You’ll receive either an electronic Notice of Award or a formal denial letter. If approved, the organization signs a grant agreement spelling out the legal terms, reporting schedules, and conditions that come with the money. Read that agreement carefully. It binds you to specific performance benchmarks and spending timelines that may differ from what you proposed.

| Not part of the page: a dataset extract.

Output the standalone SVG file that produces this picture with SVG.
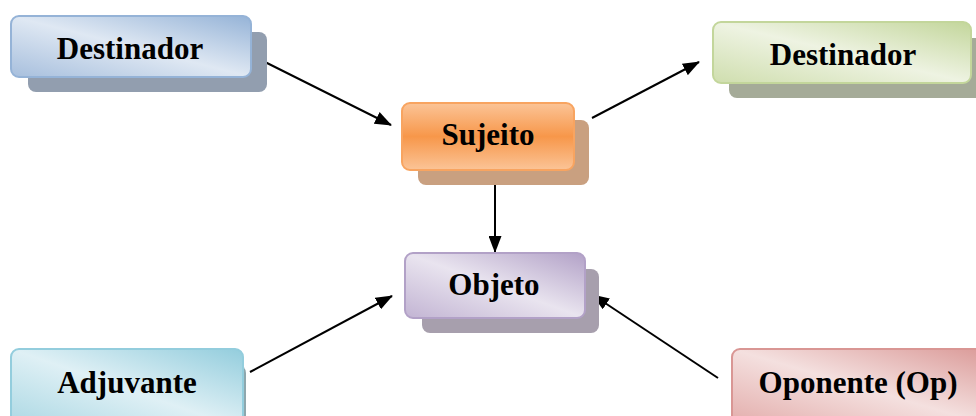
<svg xmlns="http://www.w3.org/2000/svg" width="976" height="416" viewBox="0 0 976 416">
  <style>
    .box { stroke-width: 2; }
    .shadow { stroke: none; }
    .label { font-family: "Liberation Serif", "Times New Roman", serif; font-weight: bold; font-size: 31px; fill: #000; text-anchor: middle; }
    .conn { stroke: #000; stroke-width: 2; fill: none; marker-end: url(#arrow); }
  </style>
  <defs>
    <marker id="arrow" viewBox="0 0 17 13" refX="16" refY="6.5" markerWidth="17" markerHeight="13" markerUnits="userSpaceOnUse" orient="auto">
      <path d="M0,0 L17,6.5 L0,13 Z" fill="#000"/>
    </marker>
    <linearGradient id="gBlue" x1="0" y1="1" x2="1" y2="0">
      <stop offset="0" stop-color="#a7bfdd"/>
      <stop offset="0.5" stop-color="#dfe8f3"/>
      <stop offset="1" stop-color="#95b3d7"/>
    </linearGradient>
    <linearGradient id="gGreen" x1="0" y1="1" x2="1" y2="0">
      <stop offset="0" stop-color="#cfdeae"/>
      <stop offset="0.5" stop-color="#eef3e2"/>
      <stop offset="1" stop-color="#c3d69b"/>
    </linearGradient>
    <linearGradient id="gOrange" x1="0" y1="0" x2="0" y2="1">
      <stop offset="0" stop-color="#fbc497"/>
      <stop offset="0.5" stop-color="#f7974a"/>
      <stop offset="1" stop-color="#fbc497"/>
    </linearGradient>
    <linearGradient id="gPurple" x1="0" y1="1" x2="1" y2="0">
      <stop offset="0" stop-color="#c2b4d3"/>
      <stop offset="0.5" stop-color="#e9e4ef"/>
      <stop offset="1" stop-color="#b2a1c7"/>
    </linearGradient>
    <linearGradient id="gAqua" x1="0" y1="1" x2="1" y2="0">
      <stop offset="0" stop-color="#a9d7e3"/>
      <stop offset="0.5" stop-color="#dff0f5"/>
      <stop offset="1" stop-color="#93cddd"/>
    </linearGradient>
    <linearGradient id="gRed" x1="0" y1="1" x2="1" y2="0">
      <stop offset="0" stop-color="#e2aaa8"/>
      <stop offset="0.5" stop-color="#f4e0df"/>
      <stop offset="1" stop-color="#d99694"/>
    </linearGradient>
  </defs>

  <!-- connectors -->
  <g id="connectors">
    <line class="conn" x1="265" y1="62" x2="391" y2="125"/>
    <line class="conn" x1="592" y1="118" x2="699" y2="62"/>
    <line class="conn" x1="495" y1="175" x2="495" y2="252"/>
    <line class="conn" x1="250" y1="372" x2="392" y2="296"/>
    <line class="conn" x1="718" y1="378" x2="593" y2="295"/>
  </g>

  <g id="destinador-left">
    <rect class="shadow" x="28" y="32" width="239" height="60" rx="8" fill="#929eaf"/>
    <rect class="box" x="11" y="16" width="240" height="61" rx="8" fill="url(#gBlue)" stroke="#95b3d7"/>
    <text class="label" x="130" y="59">Destinador</text>
  </g>

  <g id="sujeito">
    <rect class="shadow" x="418" y="120" width="171" height="65" rx="8" fill="#c9a080"/>
    <rect class="box" x="402" y="103" width="172" height="67" rx="8" fill="url(#gOrange)" stroke="#f8a460"/>
    <text class="label" x="488" y="145">Sujeito</text>
  </g>

  <g id="destinador-right">
    <rect class="shadow" x="729" y="38" width="260" height="60" rx="8" fill="#a5ab98"/>
    <rect class="box" x="713" y="22" width="258" height="61" rx="8" fill="url(#gGreen)" stroke="#c3d69b"/>
    <text class="label" x="843" y="65">Destinador</text>
  </g>

  <g id="objeto">
    <rect class="shadow" x="422" y="269" width="177" height="64" rx="8" fill="#a79fad"/>
    <rect class="box" x="405" y="253" width="180" height="65" rx="8" fill="url(#gPurple)" stroke="#b2a1c7"/>
    <text class="label" x="494" y="295">Objeto</text>
  </g>

  <g id="adjuvante">
    <rect class="shadow" x="27" y="365" width="219" height="70" rx="8" fill="#8ea7ad"/>
    <rect class="box" x="11" y="349" width="232" height="80" rx="8" fill="url(#gAqua)" stroke="#93cddd"/>
    <text class="label" x="127" y="393">Adjuvante</text>
  </g>

  <g id="oponente">
    <rect class="shadow" x="748" y="365" width="260" height="70" rx="8" fill="#ad9191"/>
    <rect class="box" x="732" y="349" width="270" height="80" rx="8" fill="url(#gRed)" stroke="#d99694"/>
    <text class="label" x="858" y="393">Oponente (Op)</text>
  </g>
</svg>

Once funded, the organization enters a compliance period that demands consistent documentation. You must track every participant’s progress through the training program, including enrollment, completion, certification attainment, and employment outcomes. Federal agencies require performance reports at intervals no more frequent than quarterly and no less frequent than annually, depending on the terms of the specific award.9eCFR. 2 CFR 200.329 – Monitoring and Reporting Program Performance
Every dollar spent must be supported by receipts and cross-referenced against your approved budget. Federal Uniform Guidance requires grant recipients to retain financial records, supporting documents, and statistical records for at least three years after submitting the final expenditure report. Some programs extend that window, so check your grant agreement for the specific retention period. These records need to be accessible for audits by the Department of Labor, the relevant Inspector General, or other oversight bodies.
Government grants are taxable income in most cases. Unless a specific federal or state statute exempts the program from taxation, your organization must report the grant proceeds as income on its tax return. Very few grant programs carry a tax exemption. Tax-exempt nonprofits organized under IRC Section 501(c)(3) generally don’t owe income tax on grant funds used for their exempt purpose, but for-profit businesses and other taxable entities should budget for the tax hit from day one.
The granting agency will typically issue a Form 1099-G reporting the payment in Box 3. Even if you don’t receive the form, you’re still obligated to report the income. Businesses generally report grant proceeds as other income on Schedule C or the appropriate return for their entity type.
If grant funds are used to pay stipends or living allowances to trainees, those payments are generally taxable income to the individual receiving them. Employers must report taxable stipends on the trainee’s W-2 and withhold federal and state taxes. Stipends paid through an accountable plan that requires expense substantiation within 60 days and return of excess amounts within 120 days may qualify for non-taxable treatment, but most training stipends won’t meet that standard.
Misspending grant money has consequences that go well beyond returning the funds. Federal agencies can “claw back” the full amount of disallowed costs and ban the organization from future grant cycles. In cases involving intentional fraud, the False Claims Act creates serious exposure: the statute imposes a civil penalty of between $14,308 and $28,618 per false claim (as of the 2025 inflation adjustment) plus three times the amount of damages the government sustained.10Office of the Law Revision Counsel. 31 USC 3729 – False Claims11Federal Register. Civil Monetary Penalty Inflation Adjustment An organization that cooperates fully and self-reports within 30 days may see the damages multiplier reduced from three times to two times, but the per-claim penalties still apply.
Maintaining a clear audit trail is the simplest protection. Organizations that treat every receipt, timesheet, and participant record as if an auditor is reviewing it tomorrow rarely run into trouble. The ones that scramble to reconstruct records after a monitoring visit has already been scheduled are the ones that face findings.